Frequently Asked Questions

What is a good APR for a starter car in 2026?

For a first-time buyer with a decent credit score (680+), a good APR from a bank or credit union would be in the 6-8% range. Anything below 6% is excellent, while rates above 10% should be approached with caution or indicate a need to improve your credit score first.

How much of a down payment do I really need for my first car?

While some loans require $0 down, it’s a huge financial risk. A larger down payment reduces your loan amount, lowers your monthly payment, and helps you avoid being “upside down” (owing more than the car is worth). Aim for at least 10%, with 20% being the ideal goal.

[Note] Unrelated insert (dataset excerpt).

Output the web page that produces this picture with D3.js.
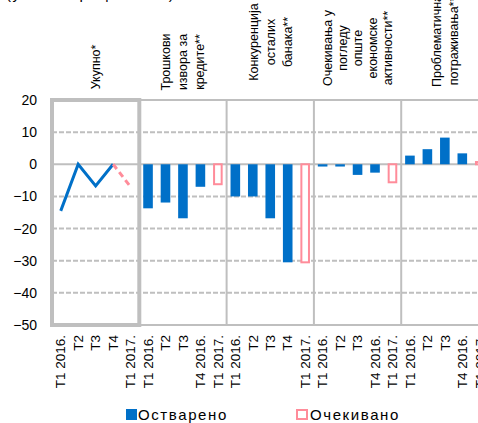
<!DOCTYPE html>
<html><head><meta charset="utf-8">
<script src="https://cdn.jsdelivr.net/npm/d3@7"></script>
<style>
html,body{margin:0;padding:0;background:#fff;}
svg{display:block;font-family:"Liberation Sans",Arial,sans-serif;}
</style></head>
<body>
<script>
// ---- data ----
const groupNames = [
  ["Укупно*"],
  ["Трошкови", "извора за", "кредите**"],
  ["Конкуренција", "осталих", "банака**"],
  ["Очекивања у", "погледу", "опште", "економске", "активности**"],
  ["Проблематична", "потраживања**"]
];
const periodLabels = [
  ["T1 2016.", "T2", "T3", "T4", "T1 2017."],
  ["T1 2016.", "T2", "T3", "T4 2016.", "T1 2017."],
  ["T1 2016.", "T2", "T3", "T4", "T1 2017."],
  ["T1 2016.", "T2", "T3", "T4 2016.", "T1 2017."],
  ["T1 2016.", "T2", "T3", "T4 2016.", "T1 2017."]
];
// Укупно* (line)
const totalRealized = [-14.5, 0, -6.7, 0];
const totalExpected = [0, -7];   // from T4 2016. to T1 2017.
// Bars for the other factors (T1..T4 2016. realized, T1 2017. expected)
const realized = [
  [-13.7, -11.9, -16.8, -7.0],
  [-10.0, -10.0, -16.8, -30.5],
  [-0.7, -0.7, -3.3, -2.6],
  [2.7, 4.7, 8.3, 3.4]
];
const expected = [-6.2, -30.5, -5.6, 0.7];
const yTicks = [20, 10, 0, -10, -20, -30, -40, -50];
const legendLabels = ["Остварено", "Очекивано"];

// ---- layout ----
const W = 478, H = 423;
const x0 = 52, groupW = 87.3, nG = groupNames.length;
const x1 = x0 + groupW * nG;
const plotTop = 100, plotBottom = 325;
const blue = "#0070C8", pink = "#FF8C9A", grid = "#BFBFBF";

const svg = d3.select("body").append("svg").attr("width", W).attr("height", H);

const slots = d3.range(nG * 5);
const x = d3.scaleBand().domain(slots).range([x0, x1]).paddingInner(0.45).paddingOuter(0.225);
const xc = i => x(i) + x.bandwidth() / 2;
const y = d3.scaleLinear().domain([-50, 20]).range([plotBottom, plotTop]);

// title (cut off at the top)
svg.append("text").attr("x", 6).attr("y", -1).attr("font-size", 15).attr("fill", "#000")
  .attr("letter-spacing", 1.5)
  .text("(у нето процентима)");

// grid lines
svg.append("g").selectAll("line").data(yTicks).join("line")
  .attr("x1", x0).attr("x2", x1)
  .attr("y1", d => y(d)).attr("y2", d => y(d))
  .attr("stroke", grid).attr("stroke-width", 2)
  .attr("stroke-dasharray", d => (d === 0 || d === 20 || d === -50) ? null : "5,2");

// group separators
svg.append("g").selectAll("line").data(d3.range(1, nG + 1)).join("line")
  .attr("x1", g => x0 + g * groupW).attr("x2", g => x0 + g * groupW)
  .attr("y1", plotTop).attr("y2", plotBottom)
  .attr("stroke", grid).attr("stroke-width", 2);

// y axis labels
const yAxis = svg.append("g").attr("transform", `translate(41,0)`)
  .call(d3.axisLeft(y).tickValues(yTicks).tickSize(0).tickPadding(4).tickFormat(d3.format("d")));
yAxis.select(".domain").remove();
yAxis.selectAll("text").attr("font-size", 14).attr("fill", "#000")
  .attr("font-family", "Liberation Sans, Arial, sans-serif");

// x axis labels (rotated)
const flatLabels = periodLabels.flat();
const xAxis = svg.append("g").attr("transform", `translate(0,${plotBottom})`)
  .call(d3.axisBottom(x).tickSize(0).tickFormat(i => flatLabels[i]));
xAxis.select(".domain").remove();
xAxis.selectAll("text")
  .attr("transform", "rotate(-90)")
  .attr("x", -10).attr("y", 0).attr("dy", "0.35em")
  .attr("text-anchor", "end")
  .attr("font-size", 13.5).attr("fill", "#000")
  .attr("font-family", "Liberation Sans, Arial, sans-serif");

// bars: realized
realized.forEach((vals, gi) => {
  const g = gi + 1;
  svg.append("g").selectAll("rect").data(vals).join("rect")
    .attr("x", (d, k) => x(g * 5 + k))
    .attr("width", x.bandwidth())
    .attr("y", d => y(Math.max(0, d)))
    .attr("height", d => Math.abs(y(d) - y(0)))
    .attr("fill", blue);
});
// bars: expected
svg.append("g").selectAll("rect").data(expected).join("rect")
  .attr("x", (d, gi) => x((gi + 1) * 5 + 4) + 1)
  .attr("width", x.bandwidth() - 2)
  .attr("y", d => y(Math.max(0, d)))
  .attr("height", d => Math.abs(y(d) - y(0)))
  .attr("fill", "#fff").attr("stroke", pink).attr("stroke-width", 2);

// group 1 box
svg.append("rect").attr("x", x0).attr("y", plotTop).attr("width", groupW).attr("height", plotBottom - plotTop)
  .attr("fill", "none").attr("stroke", grid).attr("stroke-width", 4);

// total line
const line = d3.line().x(d => xc(d[0])).y(d => y(d[1]));
svg.append("path").datum(totalRealized.map((v, i) => [i, v]))
  .attr("d", line).attr("fill", "none").attr("stroke", blue).attr("stroke-width", 3);
svg.append("path").datum(totalExpected.map((v, i) => [3 + i, v]))
  .attr("d", line).attr("fill", "none").attr("stroke", pink).attr("stroke-width", 3)
  .attr("stroke-dasharray", "6,4");

// group header labels (rotated, multi-line)
const headerCenters = [67, 62, 42, 48, 41];
groupNames.forEach((lines, gi) => {
  const sp = lines.length > 3 ? 15 : 17;
  const cx = x0 + gi * groupW + groupW / 2;
  const n = lines.length;
  lines.forEach((t, li) => {
    const lx = cx + (li - (n - 1) / 2) * sp;
    svg.append("text")
      .attr("transform", `translate(${lx},${headerCenters[gi]}) rotate(-90)`)
      .attr("text-anchor", "middle").attr("dy", "0.35em")
      .attr("font-size", 12.5).attr("fill", "#000")
      .text(t);
  });
});

// legend
const lg = svg.append("g");
lg.append("rect").attr("x", 126).attr("y", 409).attr("width", 11).attr("height", 11).attr("fill", blue);
lg.append("text").attr("x", 138).attr("y", 420).attr("font-size", 15).attr("letter-spacing", 1.6)
  .attr("fill", "#000").text(legendLabels[0]);
lg.append("rect").attr("x", 297).attr("y", 410).attr("width", 10).attr("height", 9)
  .attr("fill", "#fff").attr("stroke", pink).attr("stroke-width", 2);
lg.append("text").attr("x", 310).attr("y", 420).attr("font-size", 15).attr("letter-spacing", 1.6)
  .attr("fill", "#000").text(legendLabels[1]);
</script>
</body></html>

Is it better to get financing from the dealership or my bank?

Always get a pre-approval from your bank or a credit union first. This gives you a competitive rate to compare against. Then, allow the dealership to try and beat that rate. This competition ensures you get the best possible terms without being locked into the dealer’s first offer.

Will shopping for multiple car loans hurt my credit score?

No, not if you do it correctly. Credit scoring models understand that people shop for rates. All inquiries for a specific type of loan (like an auto loan) made within a short period (typically 14-45 days) are treated as a single inquiry, having a minimal impact on your score.